Ultimately, the best examples of this genre treat the relationship as a living, breathing thing. It’s messy. It’s loud. It’s usually a bit of a disaster. But that’s why we love it.
Actionable Steps for the TV Superfan
If you're looking to dive deeper into this specific sub-genre, start by mapping out the "types."
Identify the "Load-Bearer" (the one who handles the trauma), the "Distractor" (the one who uses humor or chaos to avoid feelings), and the "Observer" (the one who sees everything but says nothing). Once you see the pattern, you’ll realize why shows like Succession (though only one daughter) or The Crown work so well when they focus on the feminine sibling bond.

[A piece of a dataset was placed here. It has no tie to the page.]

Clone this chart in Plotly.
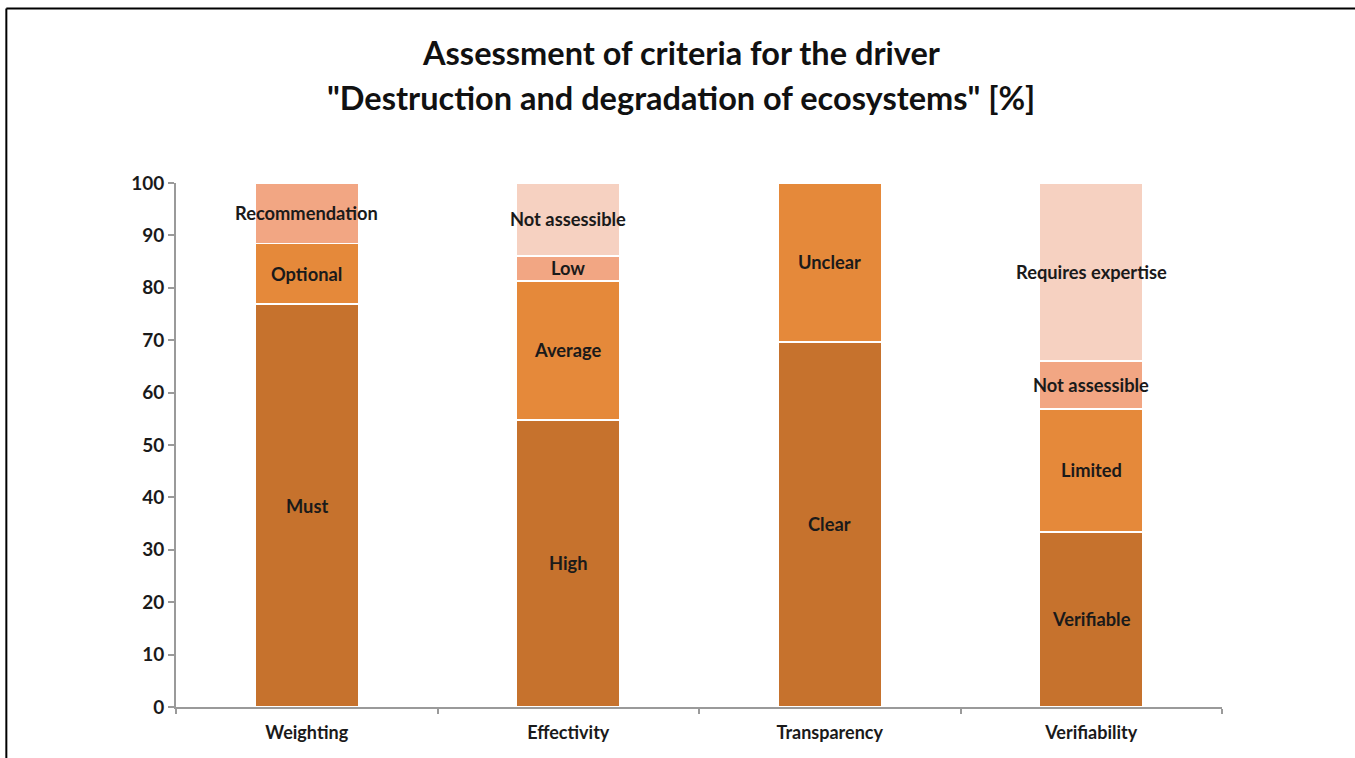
import plotly.graph_objects as go

criteria = ["Weighting", "Effectivity", "Transparency", "Verifiability"]

# stacked segments, bottom to top (percent)
level1_vals = [76.9, 54.8, 69.7, 33.4]
level1_lbls = ["Must", "High", "Clear", "Verifiable"]
level2_vals = [11.6, 26.5, 30.3, 23.5]
level2_lbls = ["Optional", "Average", "Unclear", "Limited"]
level3_vals = [11.5, 4.8, 0, 9.1]
level3_lbls = ["Recommendation", "Low", "", "Not assessible"]
level4_vals = [0, 13.9, 0, 34.0]
level4_lbls = ["", "Not assessible", "", "Requires expertise"]

title_lines = ["Assessment of criteria for the driver",
               '"Destruction and degradation of ecosystems" [%]']

levels = [
    (level1_vals, level1_lbls, "#C6722D"),
    (level2_vals, level2_lbls, "#E5893A"),
    (level3_vals, level3_lbls, "#F2A683"),
    (level4_vals, level4_lbls, "#F6D1C1"),
]

FONT = "Lato"

fig = go.Figure()
annots = []
base = [0.0] * len(criteria)
for vals, lbls, col in levels:
    fig.add_trace(go.Bar(
        x=criteria, y=vals, marker=dict(color=col, line=dict(color="white", width=1.5)),
        width=0.395, hoverinfo="skip"))
    for i, (v, t) in enumerate(zip(vals, lbls)):
        if v > 0 and t:
            annots.append(dict(x=criteria[i], y=base[i] + v / 2, text=t, showarrow=False,
                               font=dict(family=FONT, size=18.3, color="#1a1a1a", weight="bold")))
        base[i] += v

# title, two lines
for yy, line in zip([1.25, 1.164], title_lines):
    annots.append(dict(xref="paper", yref="paper", x=0.4828, y=yy, text=line, showarrow=False,
                       xanchor="center", yanchor="middle",
                       font=dict(family=FONT, size=32.5, color="#111", weight="bold")))

# decorative frame (top and left edges)
shapes = [
    dict(type="line", xref="paper", yref="paper", x0=-0.1622, x1=1.13, y0=1.333, y1=1.333,
         line=dict(color="black", width=2)),
    dict(type="line", xref="paper", yref="paper", x0=-0.1622, x1=-0.1622, y0=1.333, y1=-0.1,
         line=dict(color="black", width=2)),
]

fig.update_layout(
    barmode="stack",
    width=1355, height=758,
    margin=dict(l=176, r=133, t=183, b=51),
    paper_bgcolor="white", plot_bgcolor="white",
    showlegend=False,
    annotations=annots,
    shapes=shapes,
    xaxis=dict(showline=True, linecolor="#9a9a9a", linewidth=2, ticks="outside", tickson="boundaries",
               ticklen=5, tickcolor="#9a9a9a", tickwidth=2, ticklabelstandoff=8,
               tickfont=dict(family=FONT, size=18, color="#1a1a1a", weight="bold")),
    yaxis=dict(range=[0, 100], dtick=10, showline=True, linecolor="#9a9a9a", linewidth=2,
               ticks="outside", ticklen=6, tickcolor="#9a9a9a", tickwidth=2, showgrid=False,
               zeroline=False,
               tickfont=dict(family=FONT, size=19, color="#1a1a1a", weight="bold")),
)

fig.write_html("out.html", config={"displayModeBar": False},
               post_script="document.body.style.margin='0px';")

Next, look for international versions. The UK and Australia have some incredible family procedurals that haven't quite hit the US mainstream yet. The Split is a fantastic legal drama centered on three sisters in the high-stakes world of London divorce law. It’s sophisticated, heartbreaking, and feels incredibly real.
Go beyond the "top 10" lists on streaming homepages. Use specific search terms like "character-driven family dramas" or "female-led ensemble casts" to find the gems that the algorithms might be hiding. The "Power of Three" is a real thing in storytelling, and when you find a show that uses it correctly, it’s some of the best television you’ll ever watch.